• Short exercise
Write the material out again in full, word for word. Do not include the pictures.

────────────────────

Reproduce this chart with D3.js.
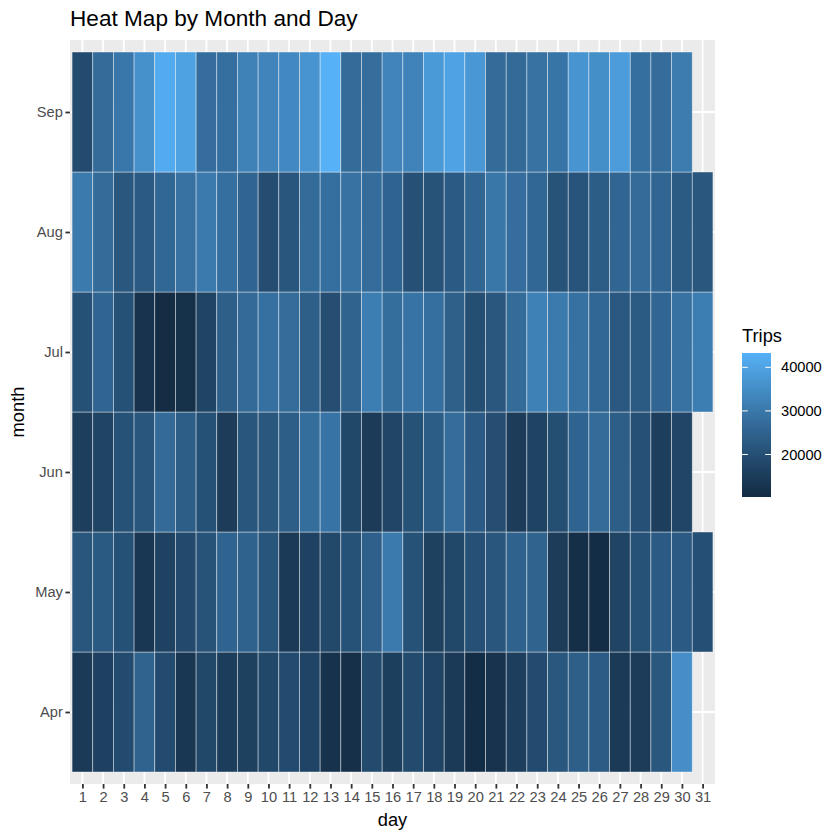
<!DOCTYPE html>
<html>
<head>
<meta charset="utf-8">
<script src="https://cdn.jsdelivr.net/npm/d3@7"></script>
<style>
  html, body { margin: 0; padding: 0; background: #fff; }
  svg { display: block; }
  text { font-family: "Liberation Sans", Arial, sans-serif; }
</style>
</head>
<body>
<div id="chart"></div>
<script>
const days = d3.range(1, 32);
const months = ['Apr', 'May', 'Jun', 'Jul', 'Aug', 'Sep'];
const legendTicks = [20000, 30000, 40000];

const apr = [14500, 16300, 19000, 25200, 19000, 13300, 18000, 15200, 16200, 18000, 19000, 17200, 12300, 11700, 18800, 15700, 18800, 17000, 14300, 10800, 12500, 15600, 19000, 22000, 24000, 23300, 14500, 15000, 22000, 35300];
const may = [21800, 22500, 20400, 13500, 16600, 18700, 21000, 25300, 25000, 21500, 14500, 16500, 18200, 20700, 24300, 30500, 20800, 16200, 18000, 20300, 21800, 24800, 25200, 15000, 11500, 10800, 17000, 20800, 23000, 23000, 20000];
const jun = [15500, 17000, 20800, 21800, 26800, 23800, 20500, 15000, 21800, 22000, 23800, 27600, 29000, 18000, 14800, 17300, 20700, 23500, 27300, 23000, 19700, 15000, 16800, 19800, 25300, 27000, 23800, 20300, 15600, 17300];
const jul = [20500, 25500, 20500, 12500, 10700, 11800, 17000, 24000, 26800, 28300, 27200, 24000, 19700, 25200, 31500, 27600, 29000, 28000, 24200, 19800, 22000, 27000, 32200, 30500, 28500, 26000, 22300, 22800, 25800, 28800, 31500];
const aug = [30500, 27000, 22000, 23000, 26000, 28800, 30500, 28000, 25500, 19500, 21800, 27000, 28000, 28800, 27300, 25300, 20300, 21000, 23000, 25800, 29800, 27800, 26000, 21000, 21300, 23500, 25800, 27000, 25800, 22800, 22000];
const sep = [19000, 27000, 30000, 36000, 42000, 39800, 27800, 28000, 32500, 33000, 34000, 36800, 43280, 27000, 27700, 33000, 32800, 38000, 40200, 37300, 27000, 26700, 28700, 29500, 36800, 35500, 38500, 28000, 27300, 31000];

const tripsByMonth = { Apr: apr, May: may, Jun: jun, Jul: jul, Aug: aug, Sep: sep };
const cells = months.flatMap(m => tripsByMonth[m].map((v, i) => ({ month: m, day: days[i], trips: v })));

const width = 840, height = 840;
const panel = { left: 70, right: 715, top: 40, bottom: 784 };

const svg = d3.select('#chart').append('svg')
  .attr('width', width)
  .attr('height', height);

const x = d3.scalePoint().domain(days).range([panel.left, panel.right]).padding(0.6);
const y = d3.scalePoint().domain(months).range([panel.bottom, panel.top]).padding(0.6);
const colour = d3.scaleLinear()
  .domain([10250, 43280])
  .range(['#132B43', '#56B1F7'])
  .interpolate(d3.interpolateLab);

// panel and grid
svg.append('rect')
  .attr('x', panel.left)
  .attr('y', panel.top)
  .attr('width', panel.right - panel.left)
  .attr('height', panel.bottom - panel.top)
  .attr('fill', '#EBEBEB');

svg.append('g').selectAll('line')
  .data(days)
  .enter().append('line')
    .attr('x1', d => x(d))
    .attr('x2', d => x(d))
    .attr('y1', panel.top)
    .attr('y2', panel.bottom)
    .attr('stroke', '#fff')
    .attr('stroke-width', 1.8);

svg.append('g').selectAll('line')
  .data(months)
  .enter().append('line')
    .attr('x1', panel.left)
    .attr('x2', panel.right)
    .attr('y1', d => y(d))
    .attr('y2', d => y(d))
    .attr('stroke', '#fff')
    .attr('stroke-width', 1.8);

// tiles
svg.append('g').selectAll('rect')
  .data(cells)
  .enter().append('rect')
    .attr('x', d => x(d.day) - x.step() / 2)
    .attr('y', d => y(d.month) - y.step() / 2)
    .attr('width', x.step())
    .attr('height', y.step())
    .attr('fill', d => colour(d.trips))
    .attr('stroke', '#fff')
    .attr('stroke-opacity', 0.55)
    .attr('stroke-width', 0.75);

// axes
const xAxis = svg.append('g')
  .attr('transform', `translate(0,${panel.bottom})`)
  .call(d3.axisBottom(x).tickSize(4.6).tickPadding(2.5));
const yAxis = svg.append('g')
  .attr('transform', `translate(${panel.left},0)`)
  .call(d3.axisLeft(y).tickSize(4.6).tickPadding(2.5));

[xAxis, yAxis].forEach(a => {
  a.select('.domain').remove();
  a.selectAll('.tick line').attr('stroke', '#333').attr('stroke-width', 1.8);
  a.selectAll('.tick text')
    .attr('fill', '#4D4D4D')
    .style('font-family', '"Liberation Sans", Arial, sans-serif')
    .style('font-size', '14.67px');
});

// titles
svg.append('text')
  .attr('x', 70)
  .attr('y', 26)
  .attr('font-size', 22.6)
  .text('Heat Map by Month and Day');

svg.append('text')
  .attr('x', (panel.left + panel.right) / 2)
  .attr('y', 826)
  .attr('text-anchor', 'middle')
  .attr('font-size', 18.3)
  .text('day');

svg.append('text')
  .attr('transform', `translate(24,${(panel.top + panel.bottom) / 2}) rotate(-90)`)
  .attr('text-anchor', 'middle')
  .attr('font-size', 18.3)
  .text('month');

// legend
const legend = { x: 742, width: 29, top: 353, bottom: 497 };
const legendY = d3.scaleLinear().domain(colour.domain()).range([legend.bottom, legend.top]);

const grad = svg.append('defs').append('linearGradient')
  .attr('id', 'trips-grad')
  .attr('x1', 0).attr('x2', 0)
  .attr('y1', 1).attr('y2', 0);
grad.selectAll('stop')
  .data(d3.range(0, 1.0001, 0.05))
  .enter().append('stop')
    .attr('offset', d => d)
    .attr('stop-color', d => colour(colour.domain()[0] + d * (colour.domain()[1] - colour.domain()[0])));

svg.append('text')
  .attr('x', legend.x)
  .attr('y', 342)
  .attr('font-size', 18.3)
  .text('Trips');

svg.append('rect')
  .attr('x', legend.x)
  .attr('y', legend.top)
  .attr('width', legend.width)
  .attr('height', legend.bottom - legend.top)
  .attr('fill', 'url(#trips-grad)');

const lt = svg.append('g').selectAll('g')
  .data(legendTicks)
  .enter().append('g');
lt.append('line')
  .attr('x1', legend.x)
  .attr('x2', legend.x + 5.8)
  .attr('y1', d => legendY(d))
  .attr('y2', d => legendY(d))
  .attr('stroke', '#fff');
lt.append('line')
  .attr('x1', legend.x + legend.width - 5.8)
  .attr('x2', legend.x + legend.width)
  .attr('y1', d => legendY(d))
  .attr('y2', d => legendY(d))
  .attr('stroke', '#fff');
lt.append('text')
  .attr('x', 781)
  .attr('y', d => legendY(d))
  .attr('dy', '0.35em')
  .attr('font-size', 14.67)
  .text(d => d);
</script>
</body>
</html>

────────────────────

• Solution to this task
Reproduce this chart with D3.js.
<!DOCTYPE html>
<html>
<head>
<meta charset="utf-8">
<script src="https://cdn.jsdelivr.net/npm/d3@7"></script>
<style>
  html, body { margin: 0; padding: 0; background: #fff; }
  svg { display: block; }
  text { font-family: "Liberation Sans", Arial, sans-serif; }
</style>
</head>
<body>
<div id="chart"></div>
<script>
const days = d3.range(1, 32);
const months = ['Apr', 'May', 'Jun', 'Jul', 'Aug', 'Sep'];
const legendTicks = [20000, 30000, 40000];

const apr = [14500, 16300, 19000, 25200, 19000, 13300, 18000, 15200, 16200, 18000, 19000, 17200, 12300, 11700, 18800, 15700, 18800, 17000, 14300, 10800, 12500, 15600, 19000, 22000, 24000, 23300, 14500, 15000, 22000, 35300];
const may = [21800, 22500, 20400, 13500, 16600, 18700, 21000, 25300, 25000, 21500, 14500, 16500, 18200, 20700, 24300, 30500, 20800, 16200, 18000, 20300, 21800, 24800, 25200, 15000, 11500, 10800, 17000, 20800, 23000, 23000, 20000];
const jun = [15500, 17000, 20800, 21800, 26800, 23800, 20500, 15000, 21800, 22000, 23800, 27600, 29000, 18000, 14800, 17300, 20700, 23500, 27300, 23000, 19700, 15000, 16800, 19800, 25300, 27000, 23800, 20300, 15600, 17300];
const jul = [20500, 25500, 20500, 12500, 10700, 11800, 17000, 24000, 26800, 28300, 27200, 24000, 19700, 25200, 31500, 27600, 29000, 28000, 24200, 19800, 22000, 27000, 32200, 30500, 28500, 26000, 22300, 22800, 25800, 28800, 31500];
const aug = [30500, 27000, 22000, 23000, 26000, 28800, 30500, 28000, 25500, 19500, 21800, 27000, 28000, 28800, 27300, 25300, 20300, 21000, 23000, 25800, 29800, 27800, 26000, 21000, 21300, 23500, 25800, 27000, 25800, 22800, 22000];
const sep = [19000, 27000, 30000, 36000, 42000, 39800, 27800, 28000, 32500, 33000, 34000, 36800, 43280, 27000, 27700, 33000, 32800, 38000, 40200, 37300, 27000, 26700, 28700, 29500, 36800, 35500, 38500, 28000, 27300, 31000];

const tripsByMonth = { Apr: apr, May: may, Jun: jun, Jul: jul, Aug: aug, Sep: sep };
const cells = months.flatMap(m => tripsByMonth[m].map((v, i) => ({ month: m, day: days[i], trips: v })));

const width = 840, height = 840;
const panel = { left: 70, right: 715, top: 40, bottom: 784 };

const svg = d3.select('#chart').append('svg')
  .attr('width', width)
  .attr('height', height);

const x = d3.scalePoint().domain(days).range([panel.left, panel.right]).padding(0.6);
const y = d3.scalePoint().domain(months).range([panel.bottom, panel.top]).padding(0.6);
const colour = d3.scaleLinear()
  .domain([10250, 43280])
  .range(['#132B43', '#56B1F7'])
  .interpolate(d3.interpolateLab);

// panel and grid
svg.append('rect')
  .attr('x', panel.left)
  .attr('y', panel.top)
  .attr('width', panel.right - panel.left)
  .attr('height', panel.bottom - panel.top)
  .attr('fill', '#EBEBEB');

svg.append('g').selectAll('line')
  .data(days)
  .enter().append('line')
    .attr('x1', d => x(d))
    .attr('x2', d => x(d))
    .attr('y1', panel.top)
    .attr('y2', panel.bottom)
    .attr('stroke', '#fff')
    .attr('stroke-width', 1.8);

svg.append('g').selectAll('line')
  .data(months)
  .enter().append('line')
    .attr('x1', panel.left)
    .attr('x2', panel.right)
    .attr('y1', d => y(d))
    .attr('y2', d => y(d))
    .attr('stroke', '#fff')
    .attr('stroke-width', 1.8);

// tiles
svg.append('g').selectAll('rect')
  .data(cells)
  .enter().append('rect')
    .attr('x', d => x(d.day) - x.step() / 2)
    .attr('y', d => y(d.month) - y.step() / 2)
    .attr('width', x.step())
    .attr('height', y.step())
    .attr('fill', d => colour(d.trips))
    .attr('stroke', '#fff')
    .attr('stroke-opacity', 0.55)
    .attr('stroke-width', 0.75);

// axes
const xAxis = svg.append('g')
  .attr('transform', `translate(0,${panel.bottom})`)
  .call(d3.axisBottom(x).tickSize(4.6).tickPadding(2.5));
const yAxis = svg.append('g')
  .attr('transform', `translate(${panel.left},0)`)
  .call(d3.axisLeft(y).tickSize(4.6).tickPadding(2.5));

[xAxis, yAxis].forEach(a => {
  a.select('.domain').remove();
  a.selectAll('.tick line').attr('stroke', '#333').attr('stroke-width', 1.8);
  a.selectAll('.tick text')
    .attr('fill', '#4D4D4D')
    .style('font-family', '"Liberation Sans", Arial, sans-serif')
    .style('font-size', '14.67px');
});

// titles
svg.append('text')
  .attr('x', 70)
  .attr('y', 26)
  .attr('font-size', 22.6)
  .text('Heat Map by Month and Day');

svg.append('text')
  .attr('x', (panel.left + panel.right) / 2)
  .attr('y', 826)
  .attr('text-anchor', 'middle')
  .attr('font-size', 18.3)
  .text('day');

svg.append('text')
  .attr('transform', `translate(24,${(panel.top + panel.bottom) / 2}) rotate(-90)`)
  .attr('text-anchor', 'middle')
  .attr('font-size', 18.3)
  .text('month');

// legend
const legend = { x: 742, width: 29, top: 353, bottom: 497 };
const legendY = d3.scaleLinear().domain(colour.domain()).range([legend.bottom, legend.top]);

const grad = svg.append('defs').append('linearGradient')
  .attr('id', 'trips-grad')
  .attr('x1', 0).attr('x2', 0)
  .attr('y1', 1).attr('y2', 0);
grad.selectAll('stop')
  .data(d3.range(0, 1.0001, 0.05))
  .enter().append('stop')
    .attr('offset', d => d)
    .attr('stop-color', d => colour(colour.domain()[0] + d * (colour.domain()[1] - colour.domain()[0])));

svg.append('text')
  .attr('x', legend.x)
  .attr('y', 342)
  .attr('font-size', 18.3)
  .text('Trips');

svg.append('rect')
  .attr('x', legend.x)
  .attr('y', legend.top)
  .attr('width', legend.width)
  .attr('height', legend.bottom - legend.top)
  .attr('fill', 'url(#trips-grad)');

const lt = svg.append('g').selectAll('g')
  .data(legendTicks)
  .enter().append('g');
lt.append('line')
  .attr('x1', legend.x)
  .attr('x2', legend.x + 5.8)
  .attr('y1', d => legendY(d))
  .attr('y2', d => legendY(d))
  .attr('stroke', '#fff');
lt.append('line')
  .attr('x1', legend.x + legend.width - 5.8)
  .attr('x2', legend.x + legend.width)
  .attr('y1', d => legendY(d))
  .attr('y2', d => legendY(d))
  .attr('stroke', '#fff');
lt.append('text')
  .attr('x', 781)
  .attr('y', d => legendY(d))
  .attr('dy', '0.35em')
  .attr('font-size', 14.67)
  .text(d => d);
</script>
</body>
</html>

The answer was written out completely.